→ Instruction: Return every line below as is, leaving out the pictures.

→ Provided data:
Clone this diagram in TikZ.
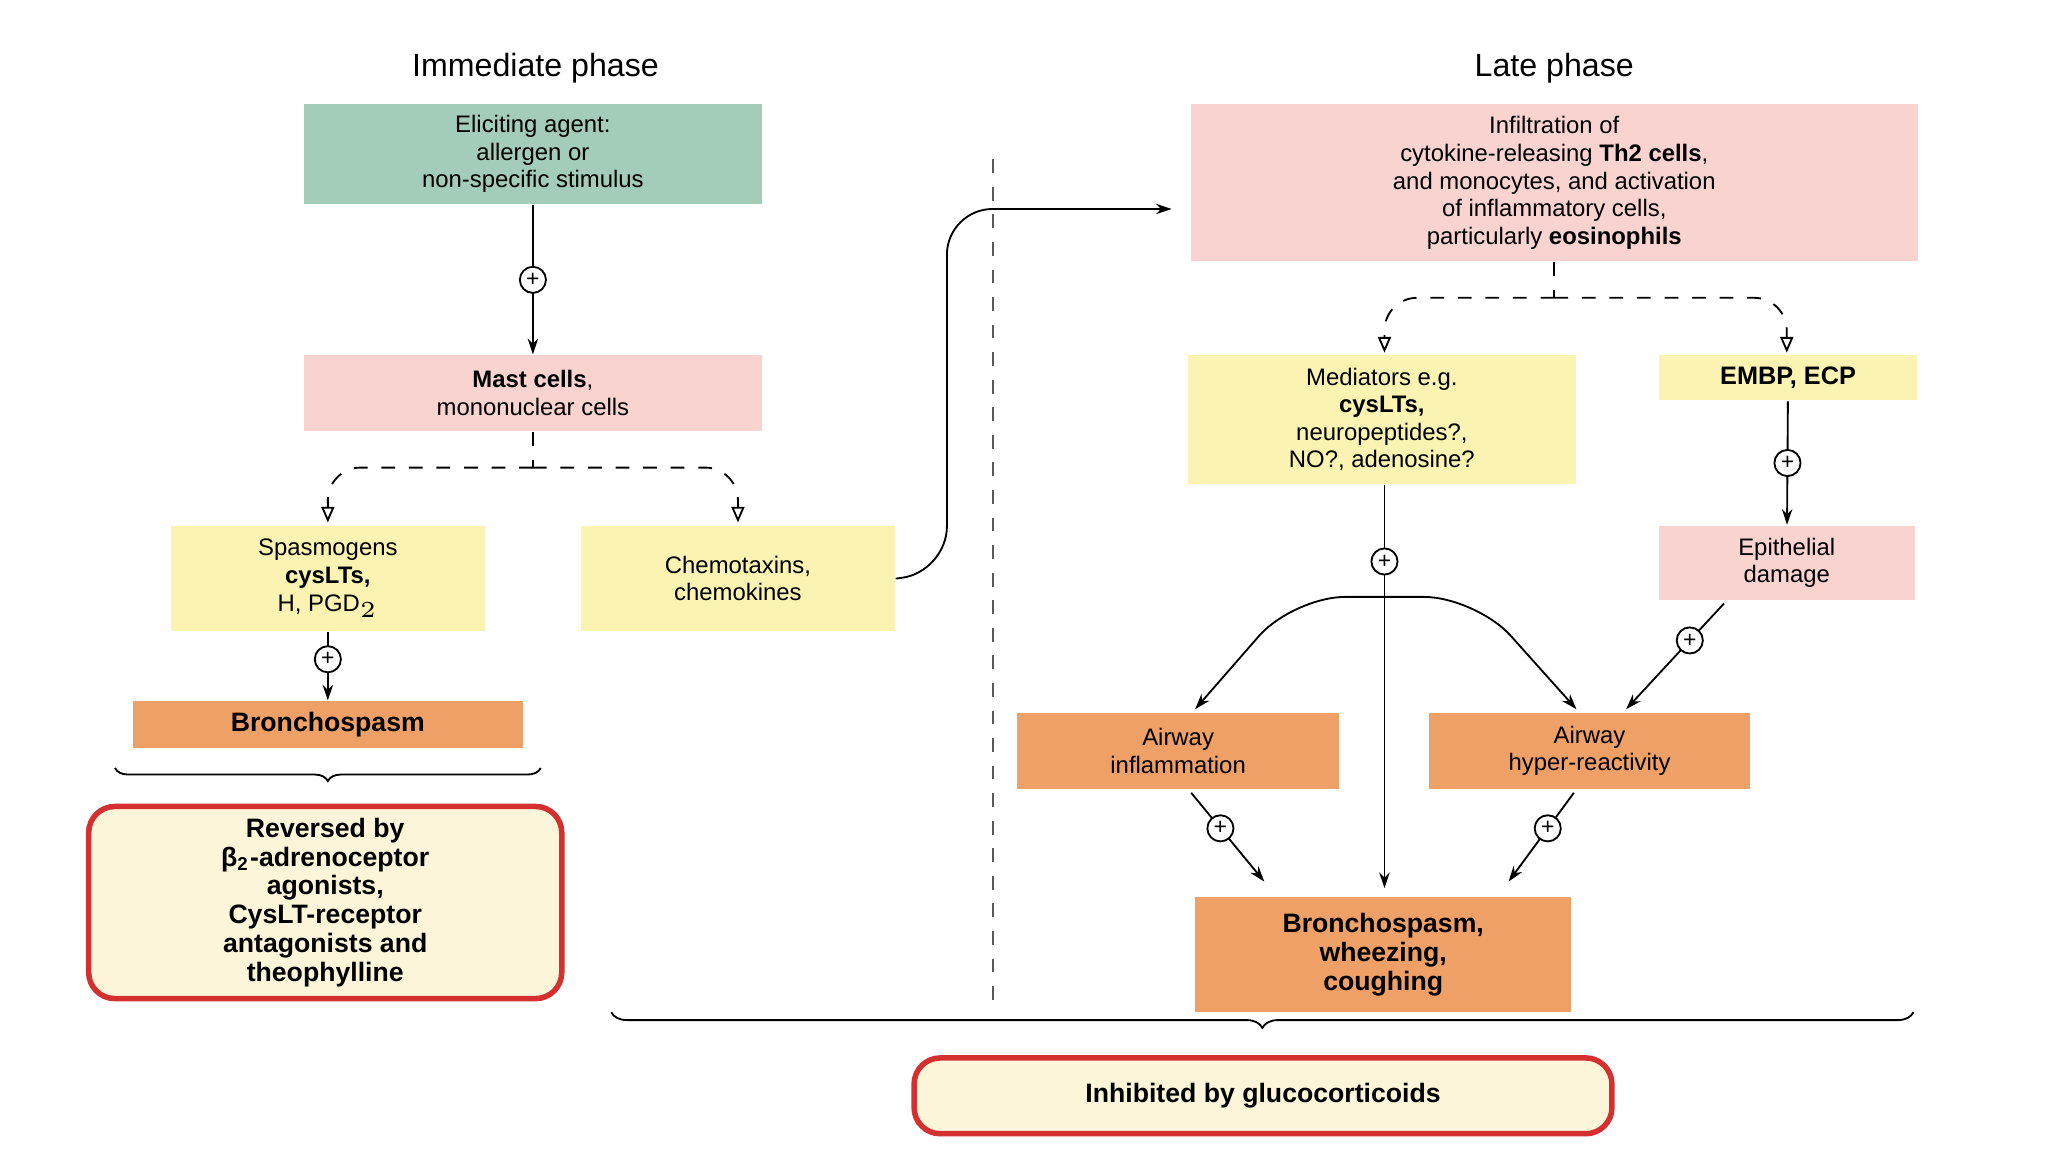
\documentclass[tikz,border=0pt]{standalone}
\usepackage{fontspec}
\setmainfont{Liberation Sans}
\usetikzlibrary{arrows.meta,decorations.pathreplacing}
\definecolor{cgreen}{HTML}{A3CDB8}
\definecolor{cpink}{HTML}{F8D3CF}
\definecolor{cyellow}{HTML}{FBF3B2}
\definecolor{corange}{HTML}{EFA066}
\definecolor{cred}{HTML}{D3302F}
\definecolor{ccream}{HTML}{FCF5DA}
\begin{document}
\begin{tikzpicture}[x=0.01cm,y=-0.01cm,
  box/.style={inner sep=0pt,align=center,font=\fontsize{5.2}{6}\selectfont},
  title/.style={font=\fontsize{7}{8}\selectfont},
  plus/.style={draw,circle,fill=white,inner sep=0pt,minimum size=0.2cm,font=\fontsize{5}{5}\selectfont},
  arr/.style={-{Stealth[length=0.12cm,width=0.08cm]},thin},
  darr/.style={dashed,thin,-{Triangle[open,length=0.12cm,width=0.1cm]},rounded corners=0.25cm},
  red box/.style={box,draw=cred,line width=1.2pt,fill=ccream,rounded corners=0.2cm,font=\bfseries\fontsize{5.8}{6.3}\selectfont}]
\useasboundingbox (0,0) rectangle (1568,882);
\node[title] (t1) at (410,52) {Immediate phase};
\node[title] (t2) at (1190,52) {Late phase};

\node[box,fill=cgreen,minimum width=3.5cm,minimum height=0.77cm] (elic) at (408,118) {Eliciting agent:\\allergen or\\non-specific stimulus};
\node[box,fill=cpink,minimum width=3.5cm,minimum height=0.58cm] (mast) at (408,301) {\textbf{Mast cells},\\mononuclear cells};
\node[box,fill=cyellow,minimum width=2.4cm,minimum height=0.8cm] (spasm) at (251,443) {Spasmogens\\\textbf{cysLTs,}\\H, PGD$_2$};
\node[box,fill=cyellow,minimum width=2.4cm,minimum height=0.8cm] (chemo) at (565,443) {Chemotaxins,\\chemokines};
\node[box,fill=corange,minimum width=2.98cm,minimum height=0.36cm,font=\bfseries\fontsize{5.8}{6.3}\selectfont] (bronch) at (251,555) {Bronchospasm};
\node[red box,minimum width=3.62cm,minimum height=1.47cm] (rev) at (249,691) {Reversed by\\β\textsubscript{2}-adrenoceptor\\agonists,\\CysLT-receptor\\antagonists and\\theophylline};

\node[box,fill=cpink,minimum width=5.56cm,minimum height=1.2cm] (infil) at (1190,140) {Infiltration of\\cytokine-releasing \textbf{Th2 cells},\\and monocytes, and activation\\of inflammatory cells,\\particularly \textbf{eosinophils}};
\node[box,fill=cyellow,minimum width=2.97cm,minimum height=0.99cm] (med) at (1058,321) {Mediators e.g.\\\textbf{cysLTs,}\\neuropeptides?,\\NO?, adenosine?};
\node[box,fill=cyellow,minimum width=1.98cm,minimum height=0.35cm,font=\bfseries\fontsize{5.5}{6}\selectfont] (embp) at (1369,289) {EMBP, ECP};
\node[box,fill=cpink,minimum width=1.96cm,minimum height=0.57cm] (epi) at (1368,431) {Epithelial\\damage};
\node[box,fill=corange,minimum width=2.46cm,minimum height=0.58cm] (ainf) at (902,575) {Airway\\inflammation};
\node[box,fill=corange,minimum width=2.45cm,minimum height=0.58cm] (ahyp) at (1217,575) {Airway\\hyper-reactivity};
\node[box,fill=corange,minimum width=2.88cm,minimum height=0.88cm,font=\bfseries\fontsize{5.8}{6.3}\selectfont] (bw) at (1059,731) {Bronchospasm,\\wheezing,\\coughing};
\node[red box,minimum width=5.34cm,minimum height=0.58cm] (inh) at (967,839) {Inhibited by glucocorticoids};

\draw[dashed,gray!70!black] (760,122) -- (760,768);

% immediate phase
\draw[arr] (elic) -- (mast) node[plus,pos=0.5] {+};
\coordinate (m1) at (408,358);
\draw[dashed,thin] (mast.south) -- (m1);
\draw[darr] (m1) -- (251,358) -- (251,400);
\draw[darr] (m1) -- (565,358) -- (565,400);
\draw[arr] (spasm) -- (bronch) node[plus,pos=0.4] {+};
\draw[arr,rounded corners=0.35cm] (chemo.east) -- (725,438) -- (725,160) -- (897,160);
\draw[decorate,decoration={brace,mirror,amplitude=0.1cm},thin] (88,588) -- (414,588);

% late phase
\coordinate (i1) at (1190,228);
\draw[dashed,thin] (infil.south) -- (i1);
\draw[darr] (i1) -- (1060,228) -- (1060,270);
\draw[darr] (i1) -- (1368,228) -- (1368,270);
\draw[arr] (med.south -| 1060,0) -- (1060,680) node[plus,pos=0.19] {+};
\coordinate (s1) at (1060,457);
\draw[arr,rounded corners=0.4cm] (s1) -- (990,457) -- (915,543);
\draw[arr,rounded corners=0.4cm] (s1) -- (1130,457) -- (1207,543);
\draw[arr] (embp) -- (epi) node[plus,pos=0.5] {+};
\draw[arr] (1320,462) -- (1245,543) node[plus,pos=0.35] {+};
\draw[arr] (912,607) -- (968,675) node[plus,pos=0.4] {+};
\draw[arr] (1205,607) -- (1155,675) node[plus,pos=0.4] {+};
\draw[decorate,decoration={brace,mirror,amplitude=0.12cm},thin] (468,775) -- (1465,775);
\end{tikzpicture}
\end{document}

→ Final result:
Clone this diagram in TikZ.
\documentclass[tikz,border=0pt]{standalone}
\usepackage{fontspec}
\setmainfont{Liberation Sans}
\usetikzlibrary{arrows.meta,decorations.pathreplacing}
\definecolor{cgreen}{HTML}{A3CDB8}
\definecolor{cpink}{HTML}{F8D3CF}
\definecolor{cyellow}{HTML}{FBF3B2}
\definecolor{corange}{HTML}{EFA066}
\definecolor{cred}{HTML}{D3302F}
\definecolor{ccream}{HTML}{FCF5DA}
\begin{document}
\begin{tikzpicture}[x=0.01cm,y=-0.01cm,
  box/.style={inner sep=0pt,align=center,font=\fontsize{5.2}{6}\selectfont},
  title/.style={font=\fontsize{7}{8}\selectfont},
  plus/.style={draw,circle,fill=white,inner sep=0pt,minimum size=0.2cm,font=\fontsize{5}{5}\selectfont},
  arr/.style={-{Stealth[length=0.12cm,width=0.08cm]},thin},
  darr/.style={dashed,thin,-{Triangle[open,length=0.12cm,width=0.1cm]},rounded corners=0.25cm},
  red box/.style={box,draw=cred,line width=1.2pt,fill=ccream,rounded corners=0.2cm,font=\bfseries\fontsize{5.8}{6.3}\selectfont}]
\useasboundingbox (0,0) rectangle (1568,882);
\node[title] (t1) at (410,52) {Immediate phase};
\node[title] (t2) at (1190,52) {Late phase};

\node[box,fill=cgreen,minimum width=3.5cm,minimum height=0.77cm] (elic) at (408,118) {Eliciting agent:\\allergen or\\non-specific stimulus};
\node[box,fill=cpink,minimum width=3.5cm,minimum height=0.58cm] (mast) at (408,301) {\textbf{Mast cells},\\mononuclear cells};
\node[box,fill=cyellow,minimum width=2.4cm,minimum height=0.8cm] (spasm) at (251,443) {Spasmogens\\\textbf{cysLTs,}\\H, PGD$_2$};
\node[box,fill=cyellow,minimum width=2.4cm,minimum height=0.8cm] (chemo) at (565,443) {Chemotaxins,\\chemokines};
\node[box,fill=corange,minimum width=2.98cm,minimum height=0.36cm,font=\bfseries\fontsize{5.8}{6.3}\selectfont] (bronch) at (251,555) {Bronchospasm};
\node[red box,minimum width=3.62cm,minimum height=1.47cm] (rev) at (249,691) {Reversed by\\β\textsubscript{2}-adrenoceptor\\agonists,\\CysLT-receptor\\antagonists and\\theophylline};

\node[box,fill=cpink,minimum width=5.56cm,minimum height=1.2cm] (infil) at (1190,140) {Infiltration of\\cytokine-releasing \textbf{Th2 cells},\\and monocytes, and activation\\of inflammatory cells,\\particularly \textbf{eosinophils}};
\node[box,fill=cyellow,minimum width=2.97cm,minimum height=0.99cm] (med) at (1058,321) {Mediators e.g.\\\textbf{cysLTs,}\\neuropeptides?,\\NO?, adenosine?};
\node[box,fill=cyellow,minimum width=1.98cm,minimum height=0.35cm,font=\bfseries\fontsize{5.5}{6}\selectfont] (embp) at (1369,289) {EMBP, ECP};
\node[box,fill=cpink,minimum width=1.96cm,minimum height=0.57cm] (epi) at (1368,431) {Epithelial\\damage};
\node[box,fill=corange,minimum width=2.46cm,minimum height=0.58cm] (ainf) at (902,575) {Airway\\inflammation};
\node[box,fill=corange,minimum width=2.45cm,minimum height=0.58cm] (ahyp) at (1217,575) {Airway\\hyper-reactivity};
\node[box,fill=corange,minimum width=2.88cm,minimum height=0.88cm,font=\bfseries\fontsize{5.8}{6.3}\selectfont] (bw) at (1059,731) {Bronchospasm,\\wheezing,\\coughing};
\node[red box,minimum width=5.34cm,minimum height=0.58cm] (inh) at (967,839) {Inhibited by glucocorticoids};

\draw[dashed,gray!70!black] (760,122) -- (760,768);

% immediate phase
\draw[arr] (elic) -- (mast) node[plus,pos=0.5] {+};
\coordinate (m1) at (408,358);
\draw[dashed,thin] (mast.south) -- (m1);
\draw[darr] (m1) -- (251,358) -- (251,400);
\draw[darr] (m1) -- (565,358) -- (565,400);
\draw[arr] (spasm) -- (bronch) node[plus,pos=0.4] {+};
\draw[arr,rounded corners=0.35cm] (chemo.east) -- (725,438) -- (725,160) -- (897,160);
\draw[decorate,decoration={brace,mirror,amplitude=0.1cm},thin] (88,588) -- (414,588);

% late phase
\coordinate (i1) at (1190,228);
\draw[dashed,thin] (infil.south) -- (i1);
\draw[darr] (i1) -- (1060,228) -- (1060,270);
\draw[darr] (i1) -- (1368,228) -- (1368,270);
\draw[arr] (med.south -| 1060,0) -- (1060,680) node[plus,pos=0.19] {+};
\coordinate (s1) at (1060,457);
\draw[arr,rounded corners=0.4cm] (s1) -- (990,457) -- (915,543);
\draw[arr,rounded corners=0.4cm] (s1) -- (1130,457) -- (1207,543);
\draw[arr] (embp) -- (epi) node[plus,pos=0.5] {+};
\draw[arr] (1320,462) -- (1245,543) node[plus,pos=0.35] {+};
\draw[arr] (912,607) -- (968,675) node[plus,pos=0.4] {+};
\draw[arr] (1205,607) -- (1155,675) node[plus,pos=0.4] {+};
\draw[decorate,decoration={brace,mirror,amplitude=0.12cm},thin] (468,775) -- (1465,775);
\end{tikzpicture}
\end{document}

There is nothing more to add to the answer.